Élisabeth Vonarburg

Parution : Les Voix de l'espace, Paris, Presses Pocket, coll. Le grand temple de la S.-F., 1994, p. 7-21.

Dans cette préface à une anthologie de nouvelles de science-fiction de Marion Zimmer Bradley, Élisabeth Vonarburg propose un survol des thèmes récurrents de l’œuvre de cette écrivaine américaine qui s’est illustrée autant en science-fiction qu’en fantasy.

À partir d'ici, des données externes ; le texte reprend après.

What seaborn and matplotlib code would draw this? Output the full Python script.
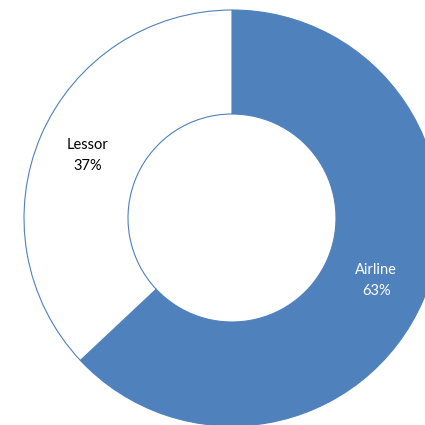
import matplotlib
matplotlib.use("Agg")
import matplotlib.pyplot as plt
import seaborn as sns

categories = ["Airline", "Lessor"]
shares = [63, 37]
colors = ["#4F81BD", "#FFFFFF"]
label_colors = ["white", "black"]

sns.set_theme(style="white")
plt.rcParams["font.family"] = ["Lato", "DejaVu Sans"]

fig = plt.figure(figsize=(4.25, 4.25), dpi=100)
ax = fig.add_axes([0, 0, 1, 1])

labels = [f"{c}\n{v}%" for c, v in zip(categories, shares)]
wedges, texts = ax.pie(
    shares,
    labels=labels,
    colors=colors,
    startangle=90,
    counterclock=False,
    labeldistance=0.755,
    wedgeprops=dict(width=0.5, edgecolor="#4F81BD", linewidth=0.8),
    textprops=dict(fontsize=10.5, linespacing=1.6),
)
for t, c in zip(texts, label_colors):
    t.set_ha("center")
    t.set_va("center")
    t.set_color(c)

# pie radius 1 spans 208 px; centre sits at (232, 218) px
r_px = 208
ax.set_xlim(-232 / r_px, (425 - 232) / r_px)
ax.set_ylim(-(425 - 218) / r_px, 218 / r_px)
ax.set_aspect("equal")
ax.axis("off")

fig.savefig("out.png", dpi=100)
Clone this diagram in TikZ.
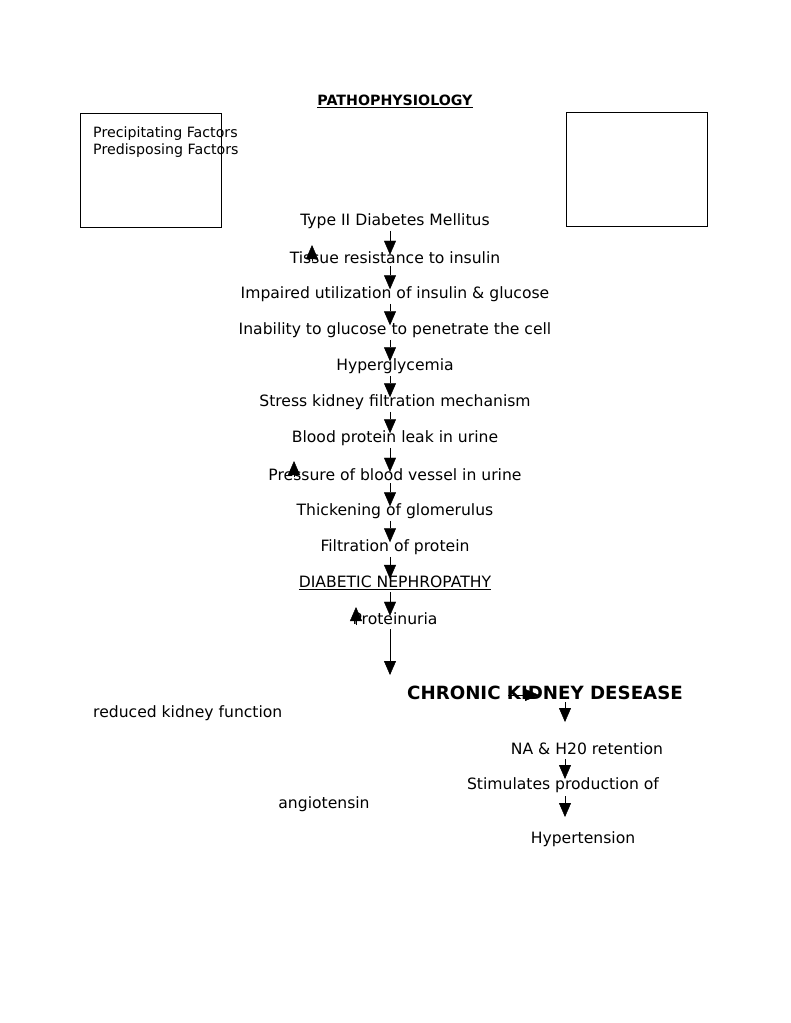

Elle traite ici uniquement du volet SF de cette œuvre qui, malgré les prises de position antiféministes de l’auteure – moins contre le féminisme, du reste, que contre un type de féministes, les radicales intolérantes et dogmatiques des années 1970 –, s’inscrit tout de même dans l’évolution de la SF écrite par les femmes et dans les problématiques explorées par celles-ci, estime la préfacière. Elle mentionne notamment la maternité, la reproduction et la « question de l’être femme dans une culture à la fois technologique et patriarcale qui définit essentiellement la féminité par la biologie, c’est-à-dire à la fois la sexualité et la capacité reproductrice ».

À l’aide d’exemples tirés de nouvelles mais surtout de la série de romans de Ténébreuse, Vonarburg met en lumière le point de vue de l’autre féminin sur le monde qui caractérise l’œuvre de Bradley dans la problématique de la présence humaine dans l’espace. Le traitement du rapport à l’extraterrestre, estime l’essayiste, est influencé par l’orientation sexuelle de l’auteure, bisexuelle puis homosexuelle déclarée. Cette évolution se cristallise dans la figure du chieri, ces non-humains extraterrestres qui possèdent les deux sexes. C’est aussi une façon pour Bradley d’aborder la question de l’homosexualité masculine et féminine en laissant tomber progressivement les masques.

Parmi les autres apports de l’écrivaine à la SF, l’essayiste relève la « critique de la société moderne, par le biais de l’opposition entre technophiles terrestres et technophobes de Ténébreuse ». Par opposition, toujours, à la technologie « dure » préconisée par les auteurs masculins, Bradley privilégie les pouvoirs psi, et plus particulièrement la télépathie qui « implique l’ouverture à autrui, une intimité qui peut être bouleversante, peut-être plus pour des protagonistes masculins qui doivent accepter ainsi une capacité affective ordinairement déniée aux hommes ». 

Pour Élisabeth Vonarburg, Marion Zimmer Bradley est une « proto-féministe » du fait que son œuvre, comme celle de son idole Leigh Brackett et de sa contemporaine Anne McCaffrey, se penche sur des thèmes qui préoccupent d’abord les femmes, moins par idéologie que par penchant personnel. En somme, Bradley, en tant que « bâtisseuse de monde à tendance utopique », a su proposer un regard lucide et original sur plusieurs motifs canoniques de SF en mettant à contribution la sociologie et la psychologie des groupes humains et sa position de marginale – une femme qui écrit dans un genre dominé par les hommes et, de surcroît, lesbienne. 

Source : Janelle, Claude, L'ASFFQ 1994, Alire, p. 221.